■ **Problem description**
Copy all lines below exactly as written. Leave pictures out.

··········

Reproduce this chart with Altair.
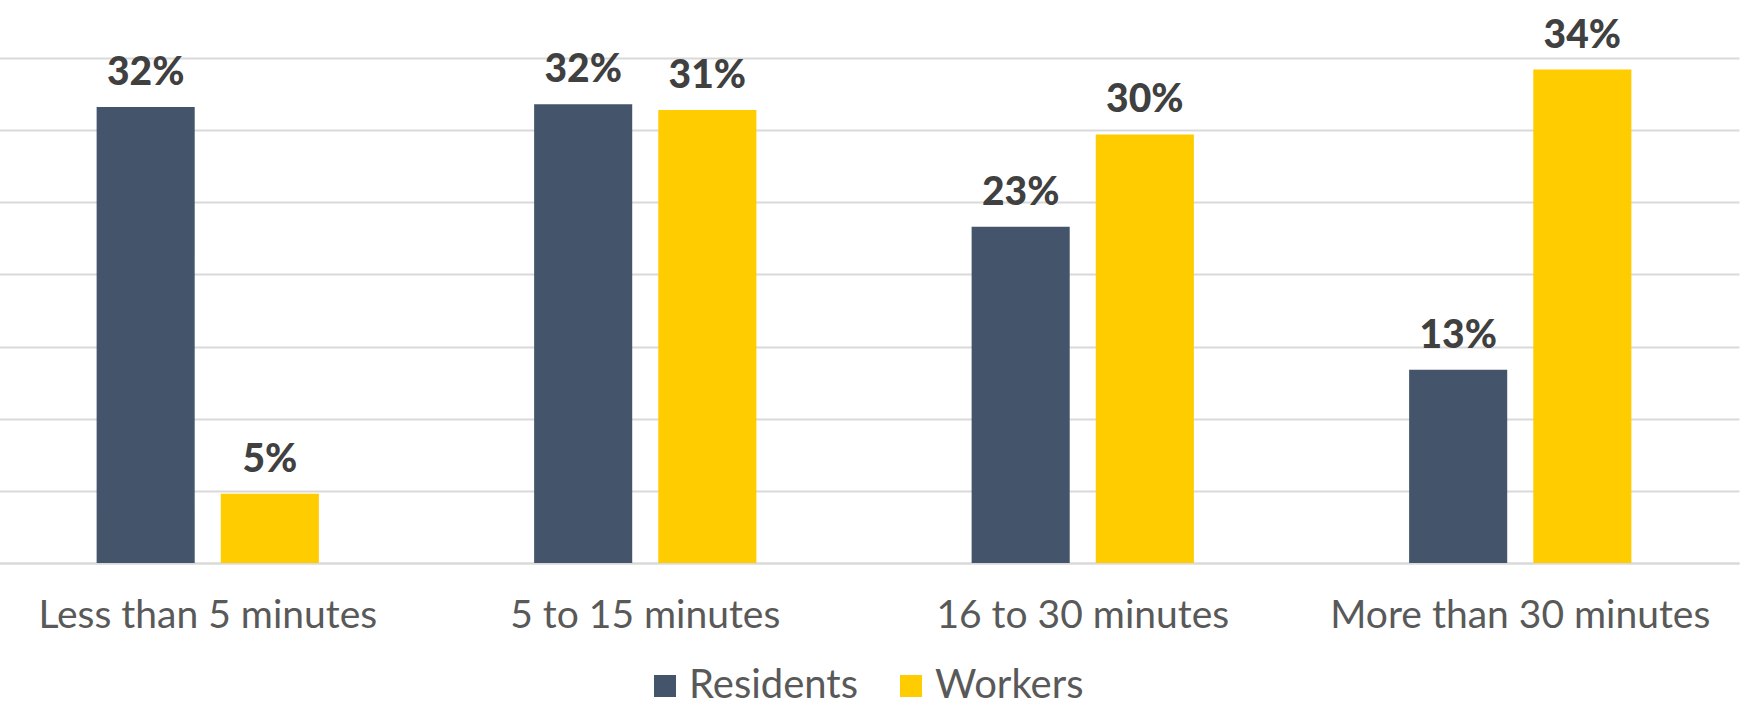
import altair as alt
import pandas as pd

# Commute time shares for residents and workers
categories = ["Less than 5 minutes", "5 to 15 minutes", "16 to 30 minutes", "More than 30 minutes"]
groups = ["Residents", "Workers"]
residents = [31.6, 31.8, 23.3, 13.4]
workers = [4.8, 31.4, 29.7, 34.2]
colors = ["#44546A", "#FFCC00"]
grid_values = [0, 5, 10, 15, 20, 25, 30, 35]

rows = []
for cat, r, w in zip(categories, residents, workers):
    rows.append({"category": cat, "group": groups[0], "share": r})
    rows.append({"category": cat, "group": groups[1], "share": w})
df = pd.DataFrame(rows)

FONT = "Lato"

base = alt.Chart(df).encode(
    x=alt.X(
        "category:N",
        sort=categories,
        scale=alt.Scale(paddingInner=0.492, paddingOuter=0.246),
        axis=alt.Axis(
            title=None,
            labelAngle=0,
            ticks=False,
            grid=False,
            domain=True,
            domainColor="#d9d9d9",
            domainWidth=2,
            labelFont=FONT,
            labelFontSize=39,
            labelColor="#595959",
            labelPadding=33,
            labelLimit=0,
        ),
    ),
    xOffset=alt.XOffset("group:N", sort=groups, scale=alt.Scale(paddingInner=0.21, paddingOuter=0)),
    y=alt.Y(
        "share:Q",
        scale=alt.Scale(domain=[0, 35], nice=False),
        axis=alt.Axis(
            title=None,
            values=grid_values,
            labels=False,
            ticks=False,
            domain=False,
            grid=True,
            gridColor="#d9d9d9",
            gridWidth=2,
        ),
    ),
)

bars = base.mark_bar().encode(
    color=alt.Color(
        "group:N",
        sort=groups,
        scale=alt.Scale(domain=groups, range=colors),
        legend=alt.Legend(
            title=None,
            orient="none",
            direction="horizontal",
            legendX=656,
            legendY=608,
            symbolType="square",
            symbolSize=484,
            symbolStrokeWidth=0,
            labelFont=FONT,
            labelFontSize=40,
            labelColor="#595959",
            labelOffset=4,
            labelLimit=0,
            columnPadding=32,
            padding=0,
        ),
    )
)

labels = base.mark_text(
    baseline="alphabetic",
    dy=-22,
    font=FONT,
    fontWeight=900,
    fontSize=39,
    color="#404040",
).encode(
    text=alt.Text("label:N")
).transform_calculate(
    label="format(datum.share, '.0f') + '%'"
)

chart = (
    alt.layer(bars, labels)
    .properties(
        width=1750,
        height=505,
        autosize=alt.AutoSizeParams(type="none"),
        padding={"left": -11, "top": 58, "right": 21, "bottom": 140},
        background="white",
    )
    .configure_view(stroke=None)
)

chart.save("out.html", embed_options={"renderer": "svg", "actions": False})
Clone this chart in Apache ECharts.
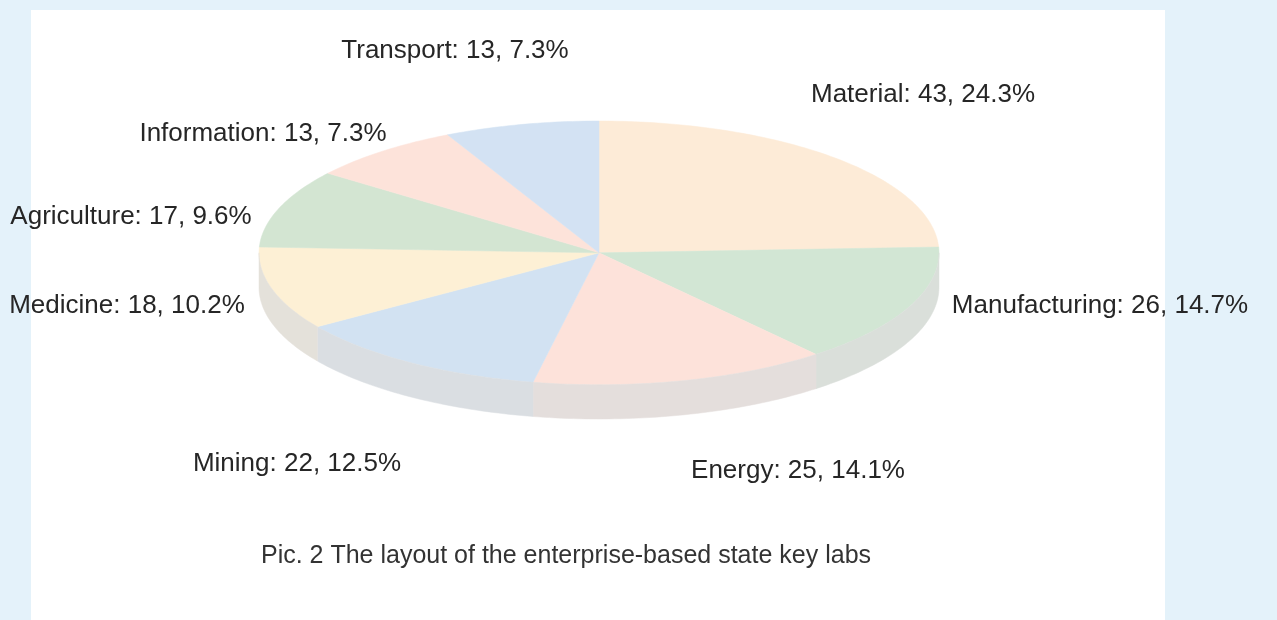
<!DOCTYPE html>
<html>
<head>
<meta charset="utf-8">
<script src="https://cdn.jsdelivr.net/npm/echarts@6/dist/echarts.min.js"></script>
<style>
  html, body { margin: 0; padding: 0; background: #e4f2fa; }
  #chart { width: 1277px; height: 620px; }
</style>
</head>
<body>
<div id="chart"></div>
<script>
var names = ['Material', 'Manufacturing', 'Energy', 'Mining', 'Medicine', 'Agriculture', 'Information', 'Transport']
var values = [43, 26, 25, 22, 18, 17, 13, 13]
var percents = ['24.3%', '14.7%', '14.1%', '12.5%', '10.2%', '9.6%', '7.3%', '7.3%']
var caption = 'Pic. 2 The layout of the enterprise-based state key labs'

// label placement (pixels, centre of text)
var labelPos = [[923, 95], [1100, 306], [798, 471], [297, 464], [127, 306], [131, 217], [263, 134], [455, 51]]
var colors = ['#fdebd7', '#d2e6d4', '#fde2da', '#d2e2f2', '#fdf0d5', '#d3e5d2', '#fde3da', '#d3e2f3']
var depth = 0.26

var total = values.reduce(function (a, b) { return a + b }, 0)
var angles = []
var acc = 0
values.forEach(function (v) {
  angles.push([acc / total * 360, (acc + v) / total * 360])
  acc += v
})

function mix(c1, c2, t) {
  var a = echarts.color.parse(c1)
  var b = echarts.color.parse(c2)
  return 'rgb(' + [0, 1, 2].map(function (k) { return Math.round(a[k] * (1 - t) + b[k] * t) }).join(',') + ')'
}

function pt(deg, dy) {
  var r = deg * Math.PI / 180
  return [Math.sin(r), Math.cos(r) - (dy || 0)]
}

function renderItem(params, api) {
  var i = params.dataIndex
  var a0 = angles[i][0]
  var a1 = angles[i][1]
  var children = []
  // top face
  var pts = [api.coord([0, 0])]
  for (var d = a0; d < a1; d += 1) pts.push(api.coord(pt(d)))
  pts.push(api.coord(pt(a1)))
  children.push({
    type: 'polygon',
    shape: { points: pts },
    style: { fill: colors[i], stroke: colors[i], lineWidth: 0.5 }
  })
  // side wall (front half only)
  var s = Math.max(a0, 90)
  var e = Math.min(a1, 270)
  if (e > s) {
    var top = []
    var bot = []
    for (var k = s; k < e; k += 1) {
      top.push(api.coord(pt(k)))
      bot.push(api.coord(pt(k, depth)))
    }
    top.push(api.coord(pt(e)))
    bot.push(api.coord(pt(e, depth)))
    var wall = mix(colors[i], '#dcdcdc', 0.75)
    children.push({
      type: 'polygon',
      shape: { points: top.concat(bot.reverse()) },
      style: { fill: wall, stroke: wall, lineWidth: 0.5 }
    })
  }
  return { type: 'group', children: children }
}

var labels = names.map(function (n, i) {
  return {
    type: 'text',
    x: labelPos[i][0],
    y: labelPos[i][1],
    style: {
      text: n + ': ' + values[i] + ', ' + percents[i],
      fill: '#262626',
      font: '26px "Liberation Sans", Arial, sans-serif',
      align: 'center',
      verticalAlign: 'middle'
    }
  }
})

var myChart = echarts.init(document.getElementById('chart'))
var option = {
  backgroundColor: '#e4f2fa',
  animation: false,
  graphic: [
    { type: 'rect', z: -10, shape: { x: 31, y: 10, width: 1134, height: 620 }, style: { fill: '#ffffff' } },
    {
      type: 'text',
      x: 566,
      y: 556,
      style: {
        text: caption,
        fill: '#333333',
        font: '25px "Liberation Sans", Arial, sans-serif',
        align: 'center',
        verticalAlign: 'middle'
      }
    }
  ].concat(labels),
  grid: { left: 259, top: 121, width: 680, height: 298 },
  xAxis: { type: 'value', min: -1, max: 1, show: false },
  yAxis: { type: 'value', min: -1 - depth, max: 1, show: false },
  series: [{
    type: 'custom',
    renderItem: renderItem,
    data: values.map(function (v, i) { return [i, v] }),
    encode: { x: -1, y: -1 }
  }]
}
myChart.setOption(option)
</script>
</body>
</html>
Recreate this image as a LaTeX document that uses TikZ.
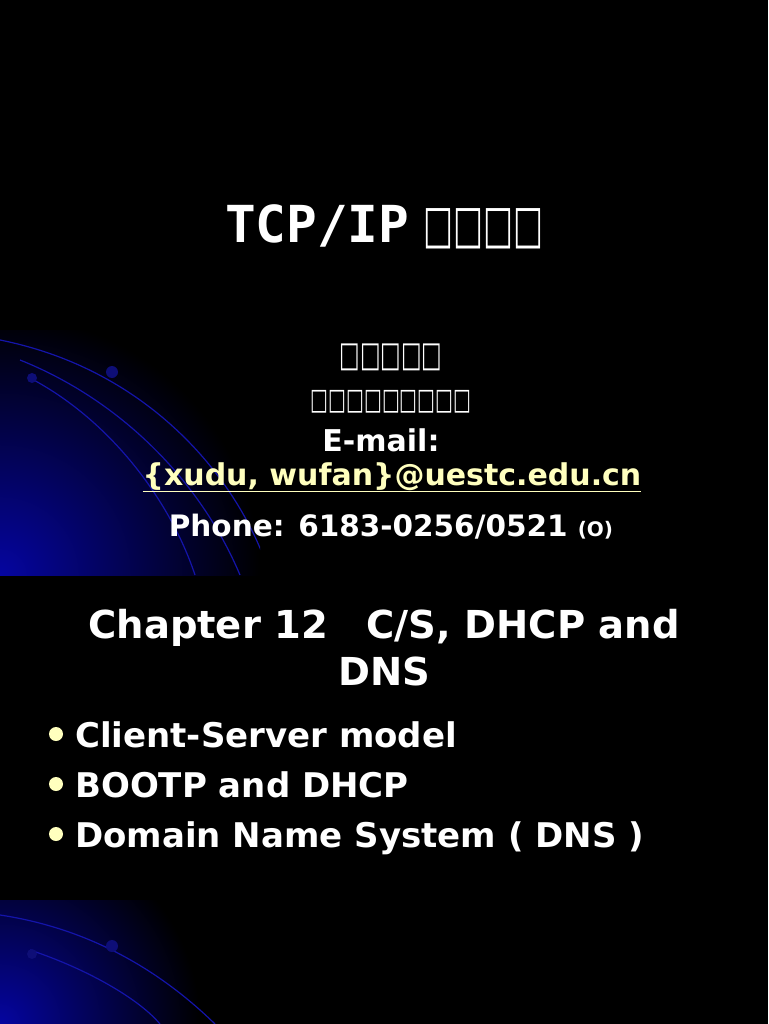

··········

■ **Task response**
Reproduce this chart with Altair.
import altair as alt
import pandas as pd

# Commute time shares for residents and workers
categories = ["Less than 5 minutes", "5 to 15 minutes", "16 to 30 minutes", "More than 30 minutes"]
groups = ["Residents", "Workers"]
residents = [31.6, 31.8, 23.3, 13.4]
workers = [4.8, 31.4, 29.7, 34.2]
colors = ["#44546A", "#FFCC00"]
grid_values = [0, 5, 10, 15, 20, 25, 30, 35]

rows = []
for cat, r, w in zip(categories, residents, workers):
    rows.append({"category": cat, "group": groups[0], "share": r})
    rows.append({"category": cat, "group": groups[1], "share": w})
df = pd.DataFrame(rows)

FONT = "Lato"

base = alt.Chart(df).encode(
    x=alt.X(
        "category:N",
        sort=categories,
        scale=alt.Scale(paddingInner=0.492, paddingOuter=0.246),
        axis=alt.Axis(
            title=None,
            labelAngle=0,
            ticks=False,
            grid=False,
            domain=True,
            domainColor="#d9d9d9",
            domainWidth=2,
            labelFont=FONT,
            labelFontSize=39,
            labelColor="#595959",
            labelPadding=33,
            labelLimit=0,
        ),
    ),
    xOffset=alt.XOffset("group:N", sort=groups, scale=alt.Scale(paddingInner=0.21, paddingOuter=0)),
    y=alt.Y(
        "share:Q",
        scale=alt.Scale(domain=[0, 35], nice=False),
        axis=alt.Axis(
            title=None,
            values=grid_values,
            labels=False,
            ticks=False,
            domain=False,
            grid=True,
            gridColor="#d9d9d9",
            gridWidth=2,
        ),
    ),
)

bars = base.mark_bar().encode(
    color=alt.Color(
        "group:N",
        sort=groups,
        scale=alt.Scale(domain=groups, range=colors),
        legend=alt.Legend(
            title=None,
            orient="none",
            direction="horizontal",
            legendX=656,
            legendY=608,
            symbolType="square",
            symbolSize=484,
            symbolStrokeWidth=0,
            labelFont=FONT,
            labelFontSize=40,
            labelColor="#595959",
            labelOffset=4,
            labelLimit=0,
            columnPadding=32,
            padding=0,
        ),
    )
)

labels = base.mark_text(
    baseline="alphabetic",
    dy=-22,
    font=FONT,
    fontWeight=900,
    fontSize=39,
    color="#404040",
).encode(
    text=alt.Text("label:N")
).transform_calculate(
    label="format(datum.share, '.0f') + '%'"
)

chart = (
    alt.layer(bars, labels)
    .properties(
        width=1750,
        height=505,
        autosize=alt.AutoSizeParams(type="none"),
        padding={"left": -11, "top": 58, "right": 21, "bottom": 140},
        background="white",
    )
    .configure_view(stroke=None)
)

chart.save("out.html", embed_options={"renderer": "svg", "actions": False})
Clone this chart in Apache ECharts.
<!DOCTYPE html>
<html>
<head>
<meta charset="utf-8">
<script src="https://cdn.jsdelivr.net/npm/echarts@6/dist/echarts.min.js"></script>
<style>
  html, body { margin: 0; padding: 0; background: #e4f2fa; }
  #chart { width: 1277px; height: 620px; }
</style>
</head>
<body>
<div id="chart"></div>
<script>
var names = ['Material', 'Manufacturing', 'Energy', 'Mining', 'Medicine', 'Agriculture', 'Information', 'Transport']
var values = [43, 26, 25, 22, 18, 17, 13, 13]
var percents = ['24.3%', '14.7%', '14.1%', '12.5%', '10.2%', '9.6%', '7.3%', '7.3%']
var caption = 'Pic. 2 The layout of the enterprise-based state key labs'

// label placement (pixels, centre of text)
var labelPos = [[923, 95], [1100, 306], [798, 471], [297, 464], [127, 306], [131, 217], [263, 134], [455, 51]]
var colors = ['#fdebd7', '#d2e6d4', '#fde2da', '#d2e2f2', '#fdf0d5', '#d3e5d2', '#fde3da', '#d3e2f3']
var depth = 0.26

var total = values.reduce(function (a, b) { return a + b }, 0)
var angles = []
var acc = 0
values.forEach(function (v) {
  angles.push([acc / total * 360, (acc + v) / total * 360])
  acc += v
})

function mix(c1, c2, t) {
  var a = echarts.color.parse(c1)
  var b = echarts.color.parse(c2)
  return 'rgb(' + [0, 1, 2].map(function (k) { return Math.round(a[k] * (1 - t) + b[k] * t) }).join(',') + ')'
}

function pt(deg, dy) {
  var r = deg * Math.PI / 180
  return [Math.sin(r), Math.cos(r) - (dy || 0)]
}

function renderItem(params, api) {
  var i = params.dataIndex
  var a0 = angles[i][0]
  var a1 = angles[i][1]
  var children = []
  // top face
  var pts = [api.coord([0, 0])]
  for (var d = a0; d < a1; d += 1) pts.push(api.coord(pt(d)))
  pts.push(api.coord(pt(a1)))
  children.push({
    type: 'polygon',
    shape: { points: pts },
    style: { fill: colors[i], stroke: colors[i], lineWidth: 0.5 }
  })
  // side wall (front half only)
  var s = Math.max(a0, 90)
  var e = Math.min(a1, 270)
  if (e > s) {
    var top = []
    var bot = []
    for (var k = s; k < e; k += 1) {
      top.push(api.coord(pt(k)))
      bot.push(api.coord(pt(k, depth)))
    }
    top.push(api.coord(pt(e)))
    bot.push(api.coord(pt(e, depth)))
    var wall = mix(colors[i], '#dcdcdc', 0.75)
    children.push({
      type: 'polygon',
      shape: { points: top.concat(bot.reverse()) },
      style: { fill: wall, stroke: wall, lineWidth: 0.5 }
    })
  }
  return { type: 'group', children: children }
}

var labels = names.map(function (n, i) {
  return {
    type: 'text',
    x: labelPos[i][0],
    y: labelPos[i][1],
    style: {
      text: n + ': ' + values[i] + ', ' + percents[i],
      fill: '#262626',
      font: '26px "Liberation Sans", Arial, sans-serif',
      align: 'center',
      verticalAlign: 'middle'
    }
  }
})

var myChart = echarts.init(document.getElementById('chart'))
var option = {
  backgroundColor: '#e4f2fa',
  animation: false,
  graphic: [
    { type: 'rect', z: -10, shape: { x: 31, y: 10, width: 1134, height: 620 }, style: { fill: '#ffffff' } },
    {
      type: 'text',
      x: 566,
      y: 556,
      style: {
        text: caption,
        fill: '#333333',
        font: '25px "Liberation Sans", Arial, sans-serif',
        align: 'center',
        verticalAlign: 'middle'
      }
    }
  ].concat(labels),
  grid: { left: 259, top: 121, width: 680, height: 298 },
  xAxis: { type: 'value', min: -1, max: 1, show: false },
  yAxis: { type: 'value', min: -1 - depth, max: 1, show: false },
  series: [{
    type: 'custom',
    renderItem: renderItem,
    data: values.map(function (v, i) { return [i, v] }),
    encode: { x: -1, y: -1 }
  }]
}
myChart.setOption(option)
</script>
</body>
</html>
Recreate this image as a LaTeX document that uses TikZ.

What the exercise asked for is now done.